‘Players and contenders’

 

General Photography

“Avedon never made any pretence to objectivity; the notion of the dispassionate lens he wrote off as delusion. His work, he said, was at least as much about him as his subjects: a vast collective self-portrait of the compulsions he projected on to America’s faces and figures. […] As hip as he mostly was, Avedon was, at root, an old-style Jewish moralist whose texts were written in freckles and furrows, pits and pocks. Sometimes those marks and blemishes, which stood out so sharply in front of the white sheet against which his subjects posed, were lit as poetic expressions of the persona. Avedon took delight in tweaking - or annihilating - the expected icon.” (story)

What an interesting article, even though, I think, the actual truth (if that’s the correct word even!) is a bit deeper. Schama correctly notes that viewing Avedon’s portraits as “collaborations” is only true to a certain extent; and Avedon’s defense of his work in that light can (and should!) be seen as a clever move by a photographer who is well aware of how red herrings can be used effectively.

In that sense, Jim’s reading - especially comparing things with the Greenberg mess - is a bit off: Of course, Avedon did manipulate at least some of his sitters into the poses he wanted to see - as he openly admitted in a documentary, where he described how he got the Duke of Windsor and his wife to look so stricken (they had, in fact, been smiling all the way through the shot, until Avedon claimed that his car had run over a dog on the way to the shoot - which resulted in the animal lovers’ expressions dropping).

Avedon clearly knew what he wanted to see, which, I think, explains - at least for me - why certain photographs work so much better than many others (for me, Avedon’s show business photographs are mediocre at best).

But then, what do we want to see? Portraiture is almost always treated as if there is a photographer meeting some subject, and as if the outcome of the portrait session is entirely determined by those two people, and by nobody else. I think that’s just plainly wrong. And you can see this extremely strongly in Schama’s article, where many of the political portraits are seen with the eyes of someone who knows very well what he thinks there is to be seen.

If I dislike Karl Rove, for example, then of course Rove’s complaint that he was made to look stupid will strike me as ridiculous: Isn’t Avedon showing me Karl Rove the way I want to see him? I remember when I first saw that photo my initial reaction was a wave of almost nausea, because of the smugness in Rove’s face; and my second reaction, delayed by just a second, was to wonder whether I hadn’t just fallen into a trap, like a rookie almost. Would I be able to see Karl Rove in any other way? Do I even entertain the idea that Karl Rove is not a manipulative bastard whose actions have caused immense detriment to the American democracy? How would I react to a photo of Karl Rove crying?

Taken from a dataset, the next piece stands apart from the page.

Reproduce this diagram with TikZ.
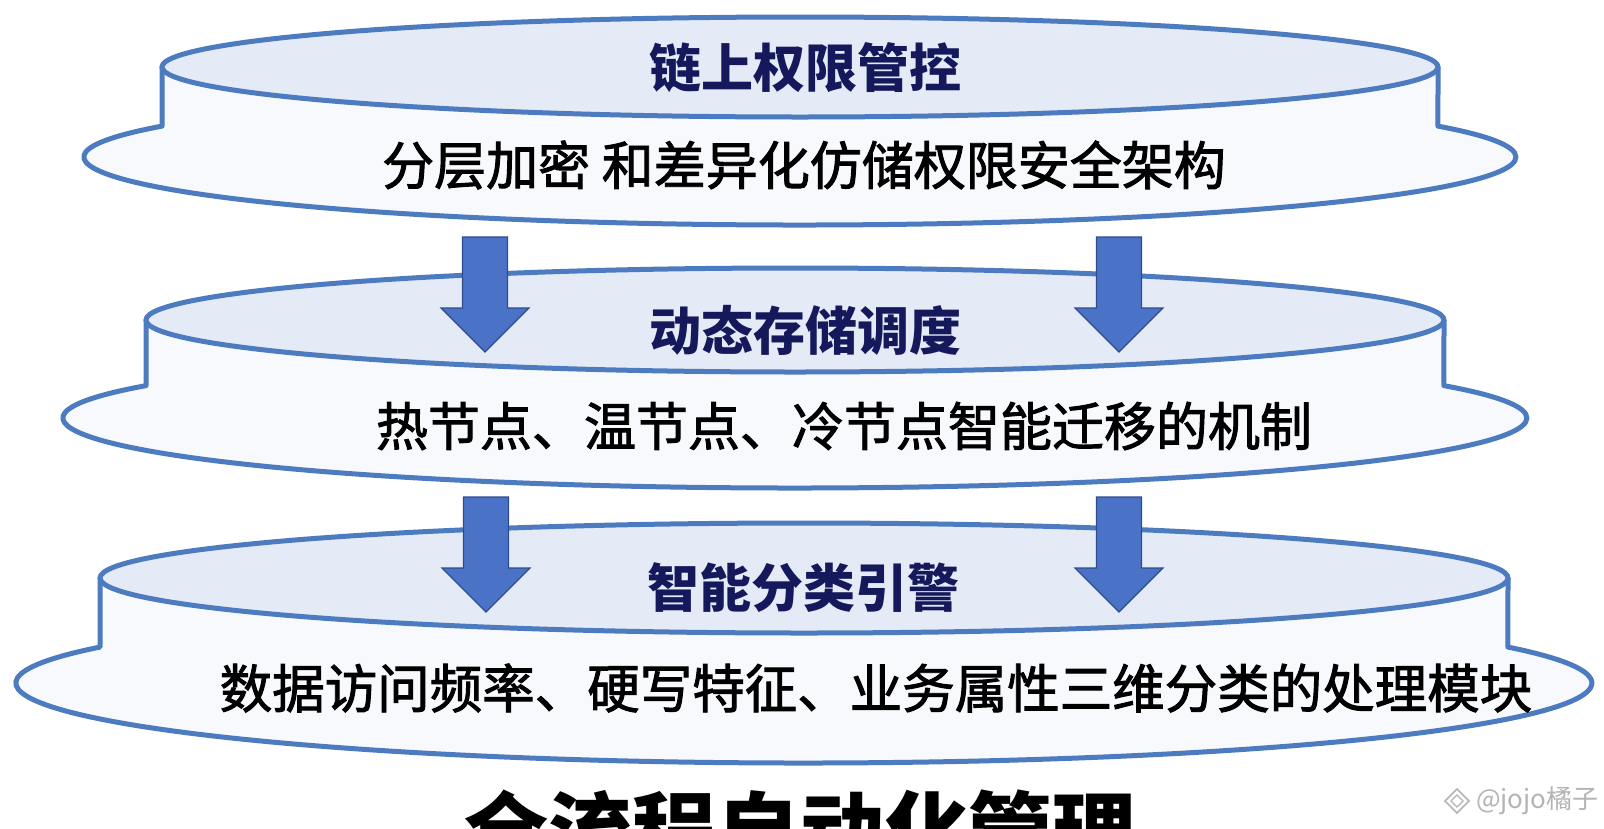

Wouldn’t I automatically assume that that was not the real Karl Rove?

(As an aside, compare this with mainstream reactions to the portrayal of Adolf Hitler in the movie “Downfall”: Portraying the man responsible for the deaths of millions of people as a human being was widely criticized. But then, how are we to understand history if we prefer to view historical figures merely as caricatures? And how do we then think we can deal with what will be history tomorrow, namely with our own times?)

So then, especially in the context of political portraiture, don’t we have to include the viewer in the discussion of portraiture? And how would one do this smartly?

Coincidentally, doesn’t part of this thinking that it’s the photographer and the subject that determine the portrait explain why so many people just hate a lot of contemporary portraiture, such as Thomas Ruff’s portraits? With no hook to latch onto aren’t we a bit afraid that we have to decide what to make of those people?